→ **CHALLENGE**:
Your task is to give the listing below back word for word, pictures excluded.

→ **SUPPLIED MATERIAL**:
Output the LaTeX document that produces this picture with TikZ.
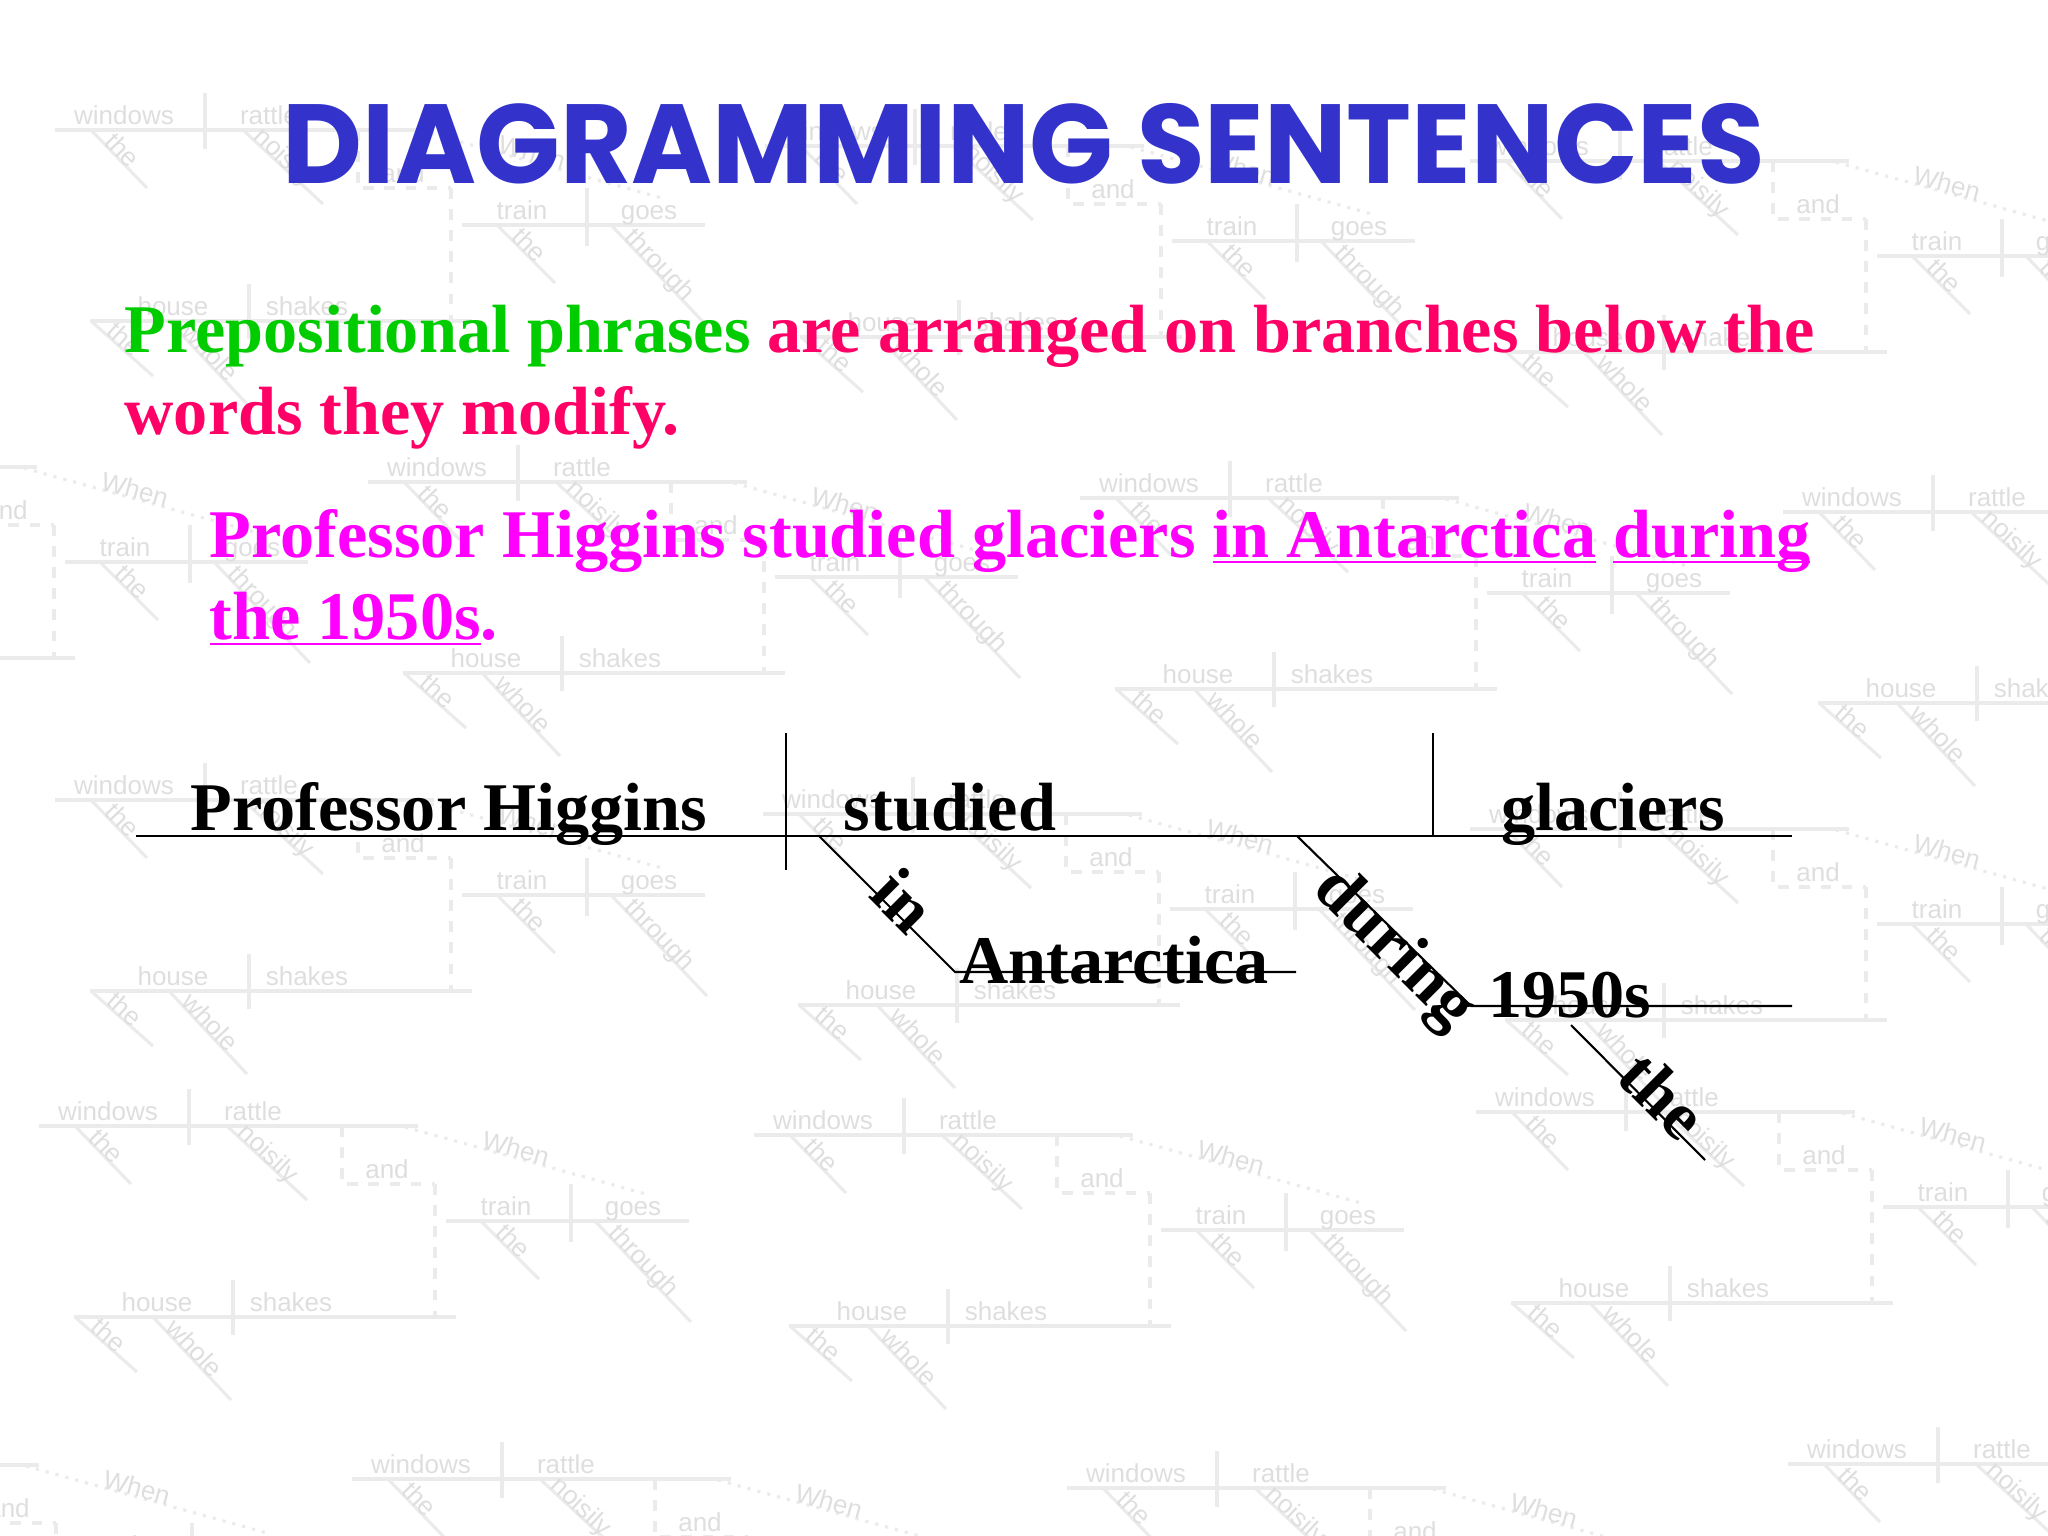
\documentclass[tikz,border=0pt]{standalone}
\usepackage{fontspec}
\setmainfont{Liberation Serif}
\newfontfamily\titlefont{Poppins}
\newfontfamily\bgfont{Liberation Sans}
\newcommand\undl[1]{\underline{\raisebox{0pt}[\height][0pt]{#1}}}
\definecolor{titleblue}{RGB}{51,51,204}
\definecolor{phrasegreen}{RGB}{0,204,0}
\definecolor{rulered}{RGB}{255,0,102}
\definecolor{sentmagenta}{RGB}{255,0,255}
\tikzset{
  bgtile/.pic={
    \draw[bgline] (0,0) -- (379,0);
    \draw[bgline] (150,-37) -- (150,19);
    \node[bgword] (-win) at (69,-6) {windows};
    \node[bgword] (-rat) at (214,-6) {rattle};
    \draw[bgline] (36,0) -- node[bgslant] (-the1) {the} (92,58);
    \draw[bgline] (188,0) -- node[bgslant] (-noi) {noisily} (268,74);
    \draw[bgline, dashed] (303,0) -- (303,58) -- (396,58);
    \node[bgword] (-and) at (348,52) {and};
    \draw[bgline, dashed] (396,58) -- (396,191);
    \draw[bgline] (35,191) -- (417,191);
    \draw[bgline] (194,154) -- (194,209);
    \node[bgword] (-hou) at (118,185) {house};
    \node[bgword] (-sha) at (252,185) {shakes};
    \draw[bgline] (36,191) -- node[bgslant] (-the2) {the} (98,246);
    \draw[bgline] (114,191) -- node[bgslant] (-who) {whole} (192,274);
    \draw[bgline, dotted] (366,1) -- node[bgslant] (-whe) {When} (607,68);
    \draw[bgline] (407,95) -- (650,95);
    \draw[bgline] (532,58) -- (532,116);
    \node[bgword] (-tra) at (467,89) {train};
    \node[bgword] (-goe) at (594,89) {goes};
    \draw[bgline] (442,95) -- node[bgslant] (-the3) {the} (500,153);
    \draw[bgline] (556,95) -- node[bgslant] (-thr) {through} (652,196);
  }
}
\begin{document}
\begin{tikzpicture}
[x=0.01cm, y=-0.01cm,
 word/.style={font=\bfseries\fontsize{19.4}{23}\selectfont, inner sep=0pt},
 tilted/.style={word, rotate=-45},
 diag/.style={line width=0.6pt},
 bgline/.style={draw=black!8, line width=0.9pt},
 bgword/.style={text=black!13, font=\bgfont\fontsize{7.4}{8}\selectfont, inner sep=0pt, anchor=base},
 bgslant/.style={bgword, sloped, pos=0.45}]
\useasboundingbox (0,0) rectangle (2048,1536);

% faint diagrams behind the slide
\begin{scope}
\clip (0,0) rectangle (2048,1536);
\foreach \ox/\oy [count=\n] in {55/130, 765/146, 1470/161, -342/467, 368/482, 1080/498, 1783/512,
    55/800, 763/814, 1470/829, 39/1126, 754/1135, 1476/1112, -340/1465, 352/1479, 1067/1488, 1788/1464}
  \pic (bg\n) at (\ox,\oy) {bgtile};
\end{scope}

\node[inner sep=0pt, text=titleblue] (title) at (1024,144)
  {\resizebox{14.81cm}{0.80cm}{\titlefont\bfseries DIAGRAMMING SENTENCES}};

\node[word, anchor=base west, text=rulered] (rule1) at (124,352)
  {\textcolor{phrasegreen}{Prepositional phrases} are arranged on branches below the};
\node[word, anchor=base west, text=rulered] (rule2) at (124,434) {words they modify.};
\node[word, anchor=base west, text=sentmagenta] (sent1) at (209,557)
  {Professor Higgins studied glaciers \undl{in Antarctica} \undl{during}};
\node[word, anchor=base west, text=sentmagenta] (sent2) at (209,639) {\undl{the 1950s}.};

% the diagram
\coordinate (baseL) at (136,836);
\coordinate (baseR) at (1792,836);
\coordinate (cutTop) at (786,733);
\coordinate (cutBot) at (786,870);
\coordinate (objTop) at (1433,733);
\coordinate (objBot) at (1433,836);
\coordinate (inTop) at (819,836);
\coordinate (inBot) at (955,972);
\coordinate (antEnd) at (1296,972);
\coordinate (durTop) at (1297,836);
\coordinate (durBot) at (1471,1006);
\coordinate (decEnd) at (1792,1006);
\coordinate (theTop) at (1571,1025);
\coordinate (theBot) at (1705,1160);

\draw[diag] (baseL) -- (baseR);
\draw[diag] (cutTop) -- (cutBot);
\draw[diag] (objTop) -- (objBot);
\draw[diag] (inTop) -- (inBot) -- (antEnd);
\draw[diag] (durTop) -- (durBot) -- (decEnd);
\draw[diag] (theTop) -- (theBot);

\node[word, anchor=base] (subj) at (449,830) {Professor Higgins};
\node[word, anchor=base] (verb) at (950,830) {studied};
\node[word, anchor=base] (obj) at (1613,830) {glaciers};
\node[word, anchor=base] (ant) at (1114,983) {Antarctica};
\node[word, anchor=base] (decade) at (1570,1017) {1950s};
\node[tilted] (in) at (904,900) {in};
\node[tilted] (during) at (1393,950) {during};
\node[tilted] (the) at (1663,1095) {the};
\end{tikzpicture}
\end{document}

→ **THE SOLUTION**:
Output the LaTeX document that produces this picture with TikZ.
\documentclass[tikz,border=0pt]{standalone}
\usepackage{fontspec}
\setmainfont{Liberation Serif}
\newfontfamily\titlefont{Poppins}
\newfontfamily\bgfont{Liberation Sans}
\newcommand\undl[1]{\underline{\raisebox{0pt}[\height][0pt]{#1}}}
\definecolor{titleblue}{RGB}{51,51,204}
\definecolor{phrasegreen}{RGB}{0,204,0}
\definecolor{rulered}{RGB}{255,0,102}
\definecolor{sentmagenta}{RGB}{255,0,255}
\tikzset{
  bgtile/.pic={
    \draw[bgline] (0,0) -- (379,0);
    \draw[bgline] (150,-37) -- (150,19);
    \node[bgword] (-win) at (69,-6) {windows};
    \node[bgword] (-rat) at (214,-6) {rattle};
    \draw[bgline] (36,0) -- node[bgslant] (-the1) {the} (92,58);
    \draw[bgline] (188,0) -- node[bgslant] (-noi) {noisily} (268,74);
    \draw[bgline, dashed] (303,0) -- (303,58) -- (396,58);
    \node[bgword] (-and) at (348,52) {and};
    \draw[bgline, dashed] (396,58) -- (396,191);
    \draw[bgline] (35,191) -- (417,191);
    \draw[bgline] (194,154) -- (194,209);
    \node[bgword] (-hou) at (118,185) {house};
    \node[bgword] (-sha) at (252,185) {shakes};
    \draw[bgline] (36,191) -- node[bgslant] (-the2) {the} (98,246);
    \draw[bgline] (114,191) -- node[bgslant] (-who) {whole} (192,274);
    \draw[bgline, dotted] (366,1) -- node[bgslant] (-whe) {When} (607,68);
    \draw[bgline] (407,95) -- (650,95);
    \draw[bgline] (532,58) -- (532,116);
    \node[bgword] (-tra) at (467,89) {train};
    \node[bgword] (-goe) at (594,89) {goes};
    \draw[bgline] (442,95) -- node[bgslant] (-the3) {the} (500,153);
    \draw[bgline] (556,95) -- node[bgslant] (-thr) {through} (652,196);
  }
}
\begin{document}
\begin{tikzpicture}
[x=0.01cm, y=-0.01cm,
 word/.style={font=\bfseries\fontsize{19.4}{23}\selectfont, inner sep=0pt},
 tilted/.style={word, rotate=-45},
 diag/.style={line width=0.6pt},
 bgline/.style={draw=black!8, line width=0.9pt},
 bgword/.style={text=black!13, font=\bgfont\fontsize{7.4}{8}\selectfont, inner sep=0pt, anchor=base},
 bgslant/.style={bgword, sloped, pos=0.45}]
\useasboundingbox (0,0) rectangle (2048,1536);

% faint diagrams behind the slide
\begin{scope}
\clip (0,0) rectangle (2048,1536);
\foreach \ox/\oy [count=\n] in {55/130, 765/146, 1470/161, -342/467, 368/482, 1080/498, 1783/512,
    55/800, 763/814, 1470/829, 39/1126, 754/1135, 1476/1112, -340/1465, 352/1479, 1067/1488, 1788/1464}
  \pic (bg\n) at (\ox,\oy) {bgtile};
\end{scope}

\node[inner sep=0pt, text=titleblue] (title) at (1024,144)
  {\resizebox{14.81cm}{0.80cm}{\titlefont\bfseries DIAGRAMMING SENTENCES}};

\node[word, anchor=base west, text=rulered] (rule1) at (124,352)
  {\textcolor{phrasegreen}{Prepositional phrases} are arranged on branches below the};
\node[word, anchor=base west, text=rulered] (rule2) at (124,434) {words they modify.};
\node[word, anchor=base west, text=sentmagenta] (sent1) at (209,557)
  {Professor Higgins studied glaciers \undl{in Antarctica} \undl{during}};
\node[word, anchor=base west, text=sentmagenta] (sent2) at (209,639) {\undl{the 1950s}.};

% the diagram
\coordinate (baseL) at (136,836);
\coordinate (baseR) at (1792,836);
\coordinate (cutTop) at (786,733);
\coordinate (cutBot) at (786,870);
\coordinate (objTop) at (1433,733);
\coordinate (objBot) at (1433,836);
\coordinate (inTop) at (819,836);
\coordinate (inBot) at (955,972);
\coordinate (antEnd) at (1296,972);
\coordinate (durTop) at (1297,836);
\coordinate (durBot) at (1471,1006);
\coordinate (decEnd) at (1792,1006);
\coordinate (theTop) at (1571,1025);
\coordinate (theBot) at (1705,1160);

\draw[diag] (baseL) -- (baseR);
\draw[diag] (cutTop) -- (cutBot);
\draw[diag] (objTop) -- (objBot);
\draw[diag] (inTop) -- (inBot) -- (antEnd);
\draw[diag] (durTop) -- (durBot) -- (decEnd);
\draw[diag] (theTop) -- (theBot);

\node[word, anchor=base] (subj) at (449,830) {Professor Higgins};
\node[word, anchor=base] (verb) at (950,830) {studied};
\node[word, anchor=base] (obj) at (1613,830) {glaciers};
\node[word, anchor=base] (ant) at (1114,983) {Antarctica};
\node[word, anchor=base] (decade) at (1570,1017) {1950s};
\node[tilted] (in) at (904,900) {in};
\node[tilted] (during) at (1393,950) {during};
\node[tilted] (the) at (1663,1095) {the};
\end{tikzpicture}
\end{document}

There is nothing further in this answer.